● GIVEN PROBLEM: Pick out each line below containing "React".

● SOURCE MATERIAL:
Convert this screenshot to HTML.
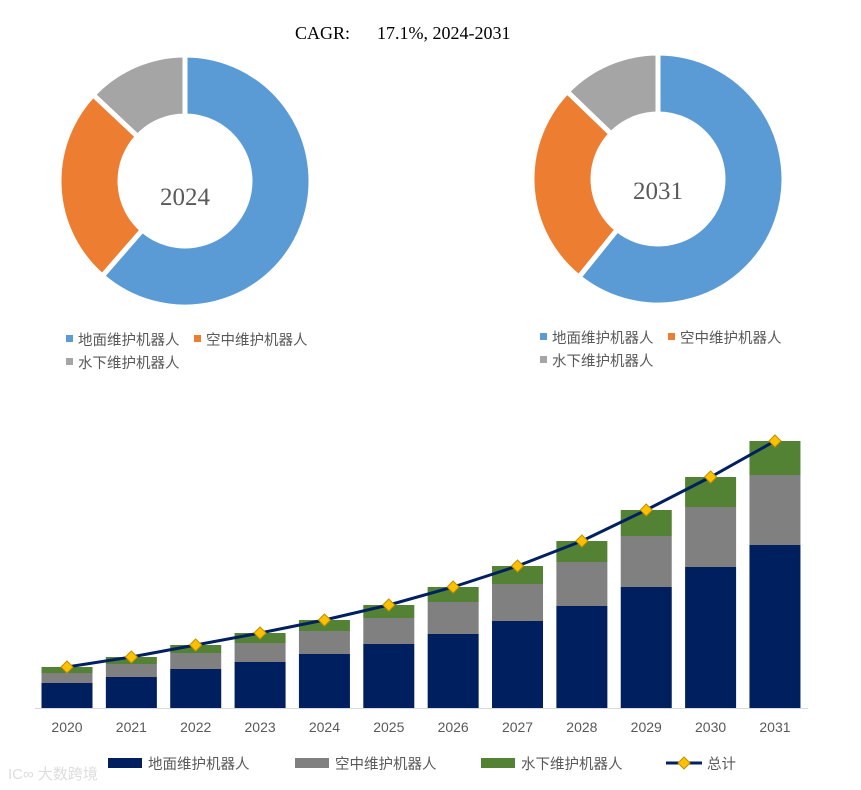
<!DOCTYPE html>
<html><head><meta charset="utf-8"><style>
body{margin:0;background:#fff;width:861px;height:790px;overflow:hidden;font-family:"Liberation Sans","Noto Sans CJK SC",sans-serif}
svg{display:block}
</style></head><body>
<svg id="s" width="861" height="790" xmlns="http://www.w3.org/2000/svg">
<text x="295" y="39" font-family="Liberation Serif,serif" font-size="18" fill="#000" xml:space="preserve">CAGR:      17.1%, 2024-2031</text>
<g id="donuts"></g>
<g id="bars"></g>
<line x1="35" y1="708.5" x2="808" y2="708.5" stroke="#d9d9d9" stroke-width="1"/>
<g id="xl"></g>
<g id="legend"></g>
<text x="8" y="779" font-size="15" fill="#ddd">IC∞ 大数跨境</text>
</svg>
<script>
const years=['2020','2021','2022','2023','2024','2025','2026','2027','2028','2029','2030','2031'];
const ground=[25,31,39,46,54,64,74,87,102,121,141,163];
const aerial=[10,13,16,19,23,26,32,37,44,51,60,70];
const underwater=[6,7,8,10,11,13,15,18,21,26,30,34];
const donut2024=[61.4,25.6,13];
const donut2031=[60.8,26.4,12.8];
const seriesNames=['地面维护机器人','空中维护机器人','水下维护机器人'];
const NS='http://www.w3.org/2000/svg';
function mk(t,a,p){const e=document.createElementNS(NS,t);for(const k in a)e.setAttribute(k,a[k]);p.appendChild(e);return e;}
const dcol=['#5b9bd5','#ed7d31','#a5a5a5'];
function donut(cx,cy,vals,label,nm,ly){
 const g=document.getElementById('donuts');const R=126,r=65;let a0=0;const tot=vals.reduce((a,b)=>a+b,0);
 vals.forEach((v,i)=>{const a1=a0+v/tot*2*Math.PI;
  const p=(rad,a)=>[cx+rad*Math.sin(a),cy-rad*Math.cos(a)];
  const [x1,y1]=p(R,a0),[x2,y2]=p(R,a1),[x3,y3]=p(r,a1),[x4,y4]=p(r,a0);const lg=(a1-a0)>Math.PI?1:0;
  const e=mk('path',{d:`M${x1},${y1}A${R},${R} 0 ${lg} 1 ${x2},${y2}L${x3},${y3}A${r},${r} 0 ${lg} 0 ${x4},${y4}Z`,fill:dcol[i],stroke:'#fff','stroke-width':5},g);
  
  
  a0=a1;});
 const t=mk('text',{x:cx,y:ly,'text-anchor':'middle','font-family':'Liberation Serif,serif','font-size':25,fill:'#595959'},g);t.textContent=label;
 
 
}
donut(185,181,donut2024,'2024','donut-2024',205);
donut(658,179,donut2031,'2031','donut-2031',199);
[[66,340],[540,338]].forEach(([lx,ly],k)=>{
 const g=document.getElementById('legend');
 const pos=[[lx,ly],[lx+128,ly],[lx,ly+23]];
 seriesNames.forEach((n,i)=>{const [x,y]=pos[i];
  const r=mk('rect',{x:x,y:y-5,width:7,height:7,fill:dcol[i]},g);
  
  
  const t=mk('text',{x:x+12,y:y+5,'font-size':14.5,fill:'#595959'},g);t.textContent=n;
  
  });
});
const base=708,x0=67,step=64.36,bw=51;
const yv=v=>base-v*1.0;
const xc=i=>x0+i*step;
const bg=document.getElementById('bars');
const bcol=['#001f5f','#808080','#548235'];
const tops=[];
years.forEach((yr,i)=>{let acc=0;[ground,aerial,underwater].forEach((s,k)=>{
 const r=mk('rect',{x:xc(i)-bw/2,y:yv(acc+s[i]),width:bw,height:s[i],fill:bcol[k]},bg);
 
 
 acc+=s[i];});tops.push(acc);
 const t=mk('text',{x:xc(i),y:732,'text-anchor':'middle','font-size':14,fill:'#595959'},document.getElementById('xl'));t.textContent=yr;
 
 
});
const pl=mk('polyline',{points:tops.map((v,i)=>xc(i)+','+yv(v)).join(' '),fill:'none',stroke:'#002060','stroke-width':3},bg);


tops.forEach((v,i)=>{const x=xc(i),y=yv(v);
 const d=mk('path',{d:`M${x},${y-6}L${x+6},${y}L${x},${y+6}L${x-6},${y}Z`,fill:'#ffc000',stroke:'#bf9000','stroke-width':1},bg);
 
 });
const lg=document.getElementById('legend');
const items=[[108,0],[295,1],[481,2]];
items.forEach(([x,k])=>{const r=mk('rect',{x:x,y:758,width:34,height:10,fill:bcol[k]},lg);
 
 
 const t=mk('text',{x:x+40,y:769,'font-size':14.5,fill:'#595959'},lg);t.textContent=seriesNames[k];
 
 });
const ll=mk('line',{x1:666,y1:763,x2:702,y2:763,stroke:'#002060','stroke-width':3},lg);


const lm=mk('path',{d:'M684,757L690,763L684,769L678,763Z',fill:'#ffc000',stroke:'#bf9000'},lg);


const lt=mk('text',{x:707,y:769,'font-size':14.5,fill:'#595959'},lg);lt.textContent='总计';


</script>
</body></html>
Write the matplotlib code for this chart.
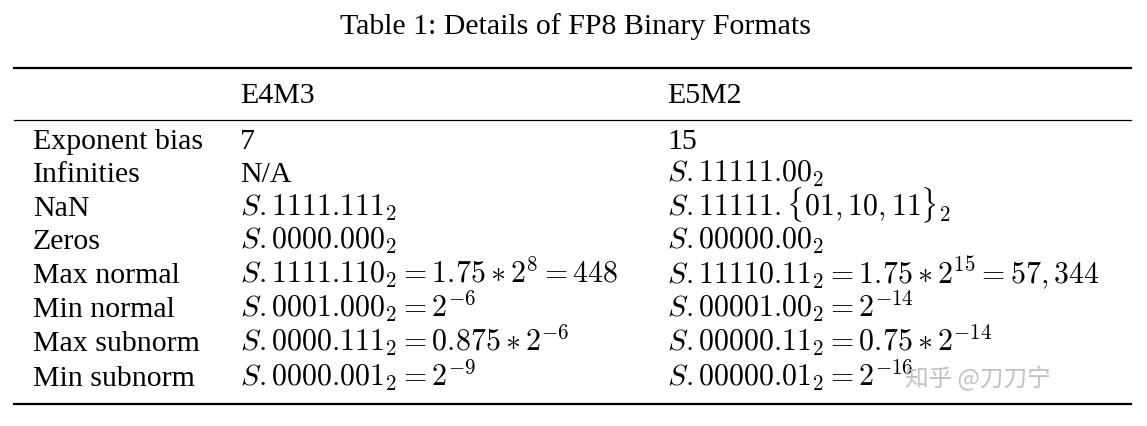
import matplotlib
matplotlib.use("Agg")
import matplotlib.pyplot as plt

plt.rcParams['font.family'] = ['Liberation Serif', 'DejaVu Serif']
plt.rcParams['mathtext.fontset'] = 'cm'

title = "Table 1: Details of FP8 Binary Formats"
headers = ["", "E4M3", "E5M2"]
row_labels = ["Exponent bias", "Infinities", "NaN", "Zeros", "Max normal",
              "Min normal", "Max subnorm", "Min subnorm"]
e4m3 = ["7", "N/A", r"$S.1111.111_2$", r"$S.0000.000_2$",
        r"$S.1111.110_2 = 1.75 * 2^8 = 448$", r"$S.0001.000_2 = 2^{-6}$",
        r"$S.0000.111_2 = 0.875 * 2^{-6}$", r"$S.0000.001_2 = 2^{-9}$"]
e5m2 = ["15", r"$S.11111.00_2$", r"$S.11111.\{01,10,11\}_2$", r"$S.00000.00_2$",
        r"$S.11110.11_2 = 1.75 * 2^{15} = 57,344$", r"$S.00001.00_2 = 2^{-14}$",
        r"$S.00000.11_2 = 0.75 * 2^{-14}$", r"$S.00000.01_2 = 2^{-16}$"]

W, H = 1147, 426
fig = plt.figure(figsize=(W/100, H/100), dpi=100)
ax = fig.add_axes([0, 0, 1, 1])
ax.set_xlim(0, W); ax.set_ylim(H, 0); ax.axis('off')

fs = 21.5
ax.text(575, 34, title, ha='center', va='baseline', fontsize=fs)
ax.plot([14, 1131], [68, 68], color='black', lw=1.6)
ax.plot([14, 1131], [120, 120], color='black', lw=0.9)
ax.plot([14, 1131], [404, 404], color='black', lw=1.6)
cols = [33, 240, 667]
for x, h in zip(cols, headers):
    ax.text(x, 103, h, ha='left', va='baseline', fontsize=fs)
ys = [149, 182, 216, 249, 283, 317, 351, 386]
for y, a, b, c in zip(ys, row_labels, e4m3, e5m2):
    for x, t in zip(cols, (a, b, c)):
        ax.text(x, y, t, ha='left', va='baseline', fontsize=fs)
ax.text(905, 379, "知乎 @刀刀宁", ha='left', va='center', fontsize=17,
        family=['Noto Sans CJK SC', 'DejaVu Sans'], color='#bbbbbb', alpha=0.9)
fig.savefig("out.png", dpi=100)
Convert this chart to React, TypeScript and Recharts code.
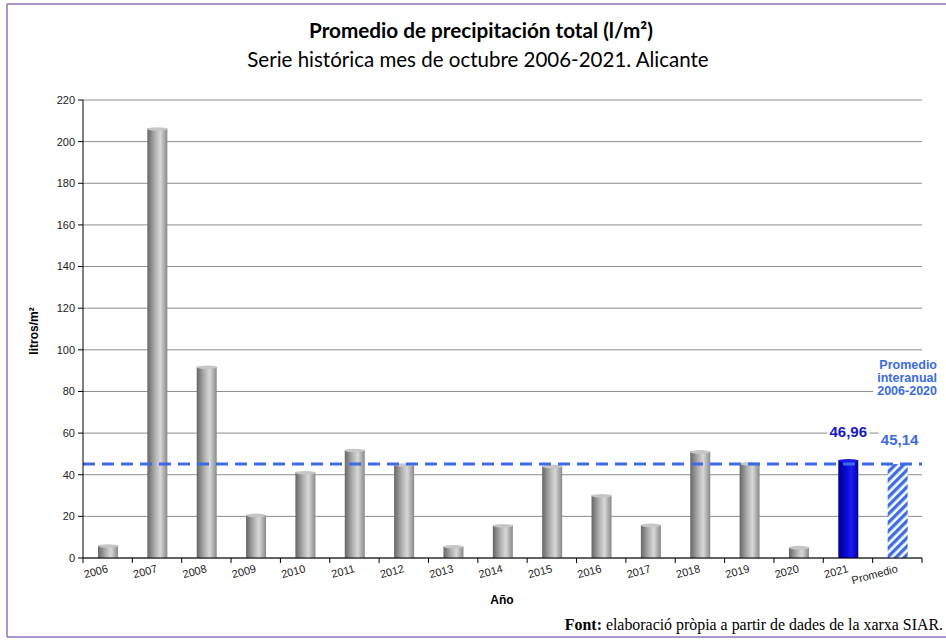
import React from 'react';
import { ComposedChart, Bar, XAxis, YAxis, CartesianGrid, ReferenceLine, Cell, LabelList } from 'recharts';

const years = ['2006', '2007', '2008', '2009', '2010', '2011', '2012', '2013', '2014', '2015', '2016', '2017', '2018', '2019', '2020', '2021', 'Promedio'];
const values = [6.0, 206.3, 91.9, 20.7, 41.2, 51.9, 44.9, 5.6, 15.7, 44.2, 30.1, 15.9, 51.2, 45.5, 5.2, 46.96, 45.14];
const kinds = ['grey', 'grey', 'grey', 'grey', 'grey', 'grey', 'grey', 'grey', 'grey', 'grey', 'grey', 'grey', 'grey', 'grey', 'grey', 'blue', 'hatch'];
const yTicks = [0, 20, 40, 60, 80, 100, 120, 140, 160, 180, 200, 220];
const averageValue = 45.14;
const labelled = ['2021', 'Promedio'];

const data = years.map((y, i) => ({ year: y, value: values[i], kind: kinds[i] }));

const W = 946;
const H = 641;
const PLOT_LEFT = 83;
const PLOT_RIGHT = 922;
const BW = (PLOT_RIGHT - PLOT_LEFT) / years.length;

const fills: Record<string, string> = { grey: 'url(#gGrey)', blue: 'url(#gBlue)', hatch: 'url(#hatch)' };

const CylBar = (props: any) => {
  const { x, y, width, height, fill, payload } = props;
  if (!height || height <= 0) return null;
  const capFill = payload && payload.kind === 'grey' ? '#c6c6c6' : payload && payload.kind === 'blue' ? '#1a1ae0' : 'none';
  return (
    <g>
      <rect x={x} y={y} width={width} height={height} fill={fill} />
      {capFill !== 'none' && <ellipse cx={x + width / 2} cy={y + 0.5} rx={width / 2} ry={1.8} fill={capFill} />}
    </g>
  );
};

const XTick = (props: any) => {
  const { x, y, payload, index } = props;
  const isLast = index === years.length - 1;
  return (
    <g>
      <line x1={x - BW / 2} x2={x - BW / 2} y1={y} y2={y + 5} stroke="#000" strokeWidth={1} />
      {isLast && <line x1={x + BW / 2} x2={x + BW / 2} y1={y} y2={y + 5} stroke="#000" strokeWidth={1} />}
      <text
        x={x + 1}
        y={y + 14}
        textAnchor="end"
        transform={`rotate(-15, ${x + 1}, ${y + 14})`}
        fontFamily="'Liberation Sans', Arial, sans-serif"
        fontSize={11}
        fill="#222"
      >
        {payload.value}
      </text>
    </g>
  );
};

const renderValueLabel = (props: any) => {
  const { x, y, width, value, index } = props;
  const cat = years[index];
  if (!labelled.includes(cat)) return null;
  const txt = Number(value).toFixed(2).replace('.', ',');
  const isAvg = cat === 'Promedio';
  const cx = x + width / 2 + (isAvg ? 2 : 0);
  const by = y - (isAvg ? 19 : 23);
  const color = isAvg ? '#3c6be0' : '#1717c8';
  return (
    <g>
      <rect x={cx - 21} y={by - 14} width={isAvg ? 60 : 42} height={18} fill="#fff" />
      <text x={cx} y={by} textAnchor="middle" fontFamily="'Liberation Sans', Arial, sans-serif" fontWeight="bold" fontSize={15} fill={color}>
        {txt}
      </text>
    </g>
  );
};

export default function App() {
  return (
    <div style={{ position: 'absolute', left: 0, top: 0, width: W, height: H, background: '#fff' }}>
      <ComposedChart
        width={W}
        height={H}
        data={data}
        margin={{ top: 100, right: W - PLOT_RIGHT, bottom: 43, left: PLOT_LEFT - 60 }}
      >
        <defs>
          <linearGradient id="gGrey" x1="0" y1="0" x2="1" y2="0">
            <stop offset="0%" stopColor="#666666" />
            <stop offset="40%" stopColor="#b2b2b2" />
            <stop offset="65%" stopColor="#d8d8d8" />
            <stop offset="100%" stopColor="#888888" />
          </linearGradient>
          <linearGradient id="gBlue" x1="0" y1="0" x2="1" y2="0">
            <stop offset="0%" stopColor="#00008c" />
            <stop offset="45%" stopColor="#0c0cd8" />
            <stop offset="65%" stopColor="#1c1cf0" />
            <stop offset="100%" stopColor="#0000a8" />
          </linearGradient>
          <pattern id="hatch" patternUnits="userSpaceOnUse" width={6} height={6} patternTransform="rotate(45)">
            <rect x={0} y={0} width={6} height={6} fill="#ffffff" />
            <rect x={0} y={0} width={3.4} height={6} fill="#3f6ee2" />
          </pattern>
        </defs>
        <CartesianGrid vertical={false} stroke="#8c8c8c" strokeWidth={1} />
        <XAxis
          dataKey="year"
          height={40}
          interval={0}
          tickLine={false}
          tickSize={0}
          tickMargin={0}
          axisLine={{ stroke: '#000', strokeWidth: 1 }}
          tick={<XTick />}
        />
        <YAxis
          width={60}
          domain={[0, 220]}
          ticks={yTicks}
          interval={0}
          tickSize={5}
          tickMargin={3}
          axisLine={{ stroke: '#000', strokeWidth: 1 }}
          tickLine={{ stroke: '#000', strokeWidth: 1 }}
          tick={{ fontFamily: "'Liberation Sans', Arial, sans-serif", fontSize: 11, fill: '#222' }}
        />
        <Bar dataKey="value" barSize={20} isAnimationActive={false} shape={<CylBar />}>
          {data.map((d, i) => (
            <Cell key={i} fill={fills[d.kind]} />
          ))}
          <LabelList dataKey="value" content={renderValueLabel} />
        </Bar>
        <ReferenceLine y={averageValue} stroke="#3d6be5" strokeWidth={3} strokeDasharray="12 7" />
      </ComposedChart>
      <svg width={W} height={H} style={{ position: 'absolute', left: 0, top: 0, pointerEvents: 'none' }}>
        <line x1={7} y1={4} x2={W} y2={4} stroke="#8e72bd" strokeWidth={1.5} />
        <line x1={7} y1={4} x2={7} y2={637} stroke="#8e72bd" strokeWidth={1.5} />
        <line x1={7} y1={637} x2={W} y2={637} stroke="#8e72bd" strokeWidth={1.5} />
        <text x={481} y={38} textAnchor="middle" fontFamily="Lato, 'Noto Sans', sans-serif" fontWeight="bold" fontSize={20.7} fill="#000">
          Promedio de precipitación total (l/m²)
        </text>
        <text x={478} y={67} textAnchor="middle" fontFamily="Lato, 'Noto Sans', sans-serif" fontSize={20.5} fill="#000">
          Serie histórica mes de octubre 2006-2021. Alicante
        </text>
        <text
          x={38}
          y={331}
          textAnchor="middle"
          transform="rotate(-90, 38, 331)"
          fontFamily="'Liberation Sans', Arial, sans-serif"
          fontWeight="bold"
          fontSize={12}
          fill="#000"
        >
          litros/m²
        </text>
        <text x={502} y={604} textAnchor="middle" fontFamily="'Liberation Sans', Arial, sans-serif" fontWeight="bold" fontSize={12} fill="#000">
          Año
        </text>
        <rect x={873} y={356} width={73} height={42} fill="#fff" />
        <text textAnchor="end" fontFamily="'Liberation Sans', Arial, sans-serif" fontWeight="bold" fontSize={12.5} fill="#3c6be0">
          <tspan x={937} y={369}>Promedio</tspan>
          <tspan x={937} y={382}>interanual</tspan>
          <tspan x={937} y={395}>2006-2020</tspan>
        </text>
        <text x={943} y={630} textAnchor="end" fontFamily="'Liberation Serif', 'Times New Roman', serif" fontSize={15.9} fill="#000">
          <tspan fontWeight="bold">Font:</tspan> elaboració pròpia a partir de dades de la xarxa SIAR.
        </text>
      </svg>
    </div>
  );
}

● ANSWER FOR THE TASK:
Convert this chart to React, TypeScript and Recharts code.
import React from 'react';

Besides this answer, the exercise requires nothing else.